On the flip side, I can't do much to the appearance. If I paint I have to make sure to paint it while again before I move out. There is little incentive for me to install better fixtures or appliances. I may have to deal with noisy neighbors. Parking might be a pain. The landlord/management company may be difficult to work with.

Currently I'm in a place where management genuinely cares about its tenets and that means a lot to me. The place is also only a few years old so everything is in good shape. I was very aware of these qualities when I checked the place out and that is why I chose it.

I'm a single guy. I'm not worried about kids right now. I don't want to make time to do house chores right now in my life. My dad has suggested buying a run down old place and remodeling it, but frankly have no interest in that.

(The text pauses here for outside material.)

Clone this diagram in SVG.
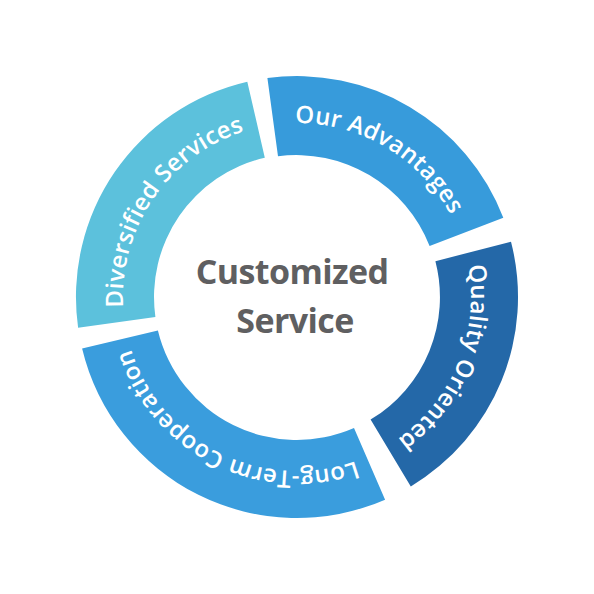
<svg xmlns="http://www.w3.org/2000/svg" xmlns:xlink="http://www.w3.org/1999/xlink" width="594" height="594" viewBox="0 0 594 594">
<style>
.lbl{font-family:"Open Sans","DejaVu Sans",sans-serif;font-weight:600;font-size:24px;fill:#ffffff;letter-spacing:0.3px;}
.ctr{font-family:"Open Sans","DejaVu Sans",sans-serif;font-weight:700;font-size:34px;fill:#5f5f61;text-anchor:middle;letter-spacing:-0.6px;}
</style>
<defs>
<path id="pOur" d="M273.7,124.6 A174,174 0 0 1 459.4,234.6"/>
<path id="pQual" d="M465.4,253.4 A174,174 0 0 1 386.6,446.2"/>
<path id="pLong" d="M366.4,456.6 A174,174 0 0 1 127.8,337.6"/>
<path id="pDiv" d="M124.7,321.2 A174,174 0 0 1 257.8,127.5"/>
</defs>
<rect width="594" height="594" fill="#ffffff"/>
<g id="connectors"/>
<g id="diversified">
<path d="M78.1,327.8 A221,221 0 0 1 247.3,81.7 L264.8,157.7 A143,143 0 0 0 155.4,316.9 Z" fill="#5cc1dc"/>
<text class="lbl"><textPath xlink:href="#pDiv" href="#pDiv" startOffset="50%" text-anchor="middle">Diversified Services</textPath></text>
</g>
<g id="advantages">
<path d="M267.4,78.0 A221,221 0 0 1 503.3,217.8 L429.6,246.1 A143,143 0 0 0 278.0,156.3 Z" fill="#379bdb"/>
<text class="lbl"><textPath xlink:href="#pOur" href="#pOur" startOffset="50%" text-anchor="middle">Our Advantages</textPath></text>
</g>
<g id="quality">
<path d="M511.0,241.7 A221,221 0 0 1 410.8,486.4 L370.6,419.6 A143,143 0 0 0 435.4,261.2 Z" fill="#2468a8"/>
<text class="lbl"><textPath xlink:href="#pQual" href="#pQual" startOffset="50%" text-anchor="middle">Quality Oriented</textPath></text>
</g>
<g id="longterm">
<path d="M385.1,499.7 A221,221 0 0 1 82.1,348.6 L157.9,330.4 A143,143 0 0 0 354.0,428.1 Z" fill="#3a9ddd"/>
<text class="lbl"><textPath xlink:href="#pLong" href="#pLong" startOffset="50%" text-anchor="middle">Long-Term Cooperation</textPath></text>
</g>
<g id="center">
<text class="ctr" x="292" y="284">Customized</text>
<text class="ctr" x="295" y="333">Service</text>
</g>
</svg>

Perhaps I'm tossing my money out the window, but I believe it's more important to enjoy life pursuing those things you enjoy, not money, unless you like money that is. Personally I hate money. I don't like it one bit. Leasing works for me. I'm not saying it'd work for everyone, but for me it works. Until I'm ready to invest my time into a more static and stable situation, this is the best thing for me to do. I like Nashville a lot, but I don't know exactly where I want to live.

A home loan is often for 30 years. How many people can honestly say they know where they'd like to live for the next 30 years? Maybe 50-100 years ago that question would be easier to answer, but toady's generations are much more mobile. My siblings and family are all over the U.S. This isn't a unique trend. Many more people are moving away from the towns and states the grew up in.

Take a close look at your situation and decide what is more important. Maybe I don't look forward enough, but enjoying each day is pretty damn important to me. Carpe Diem!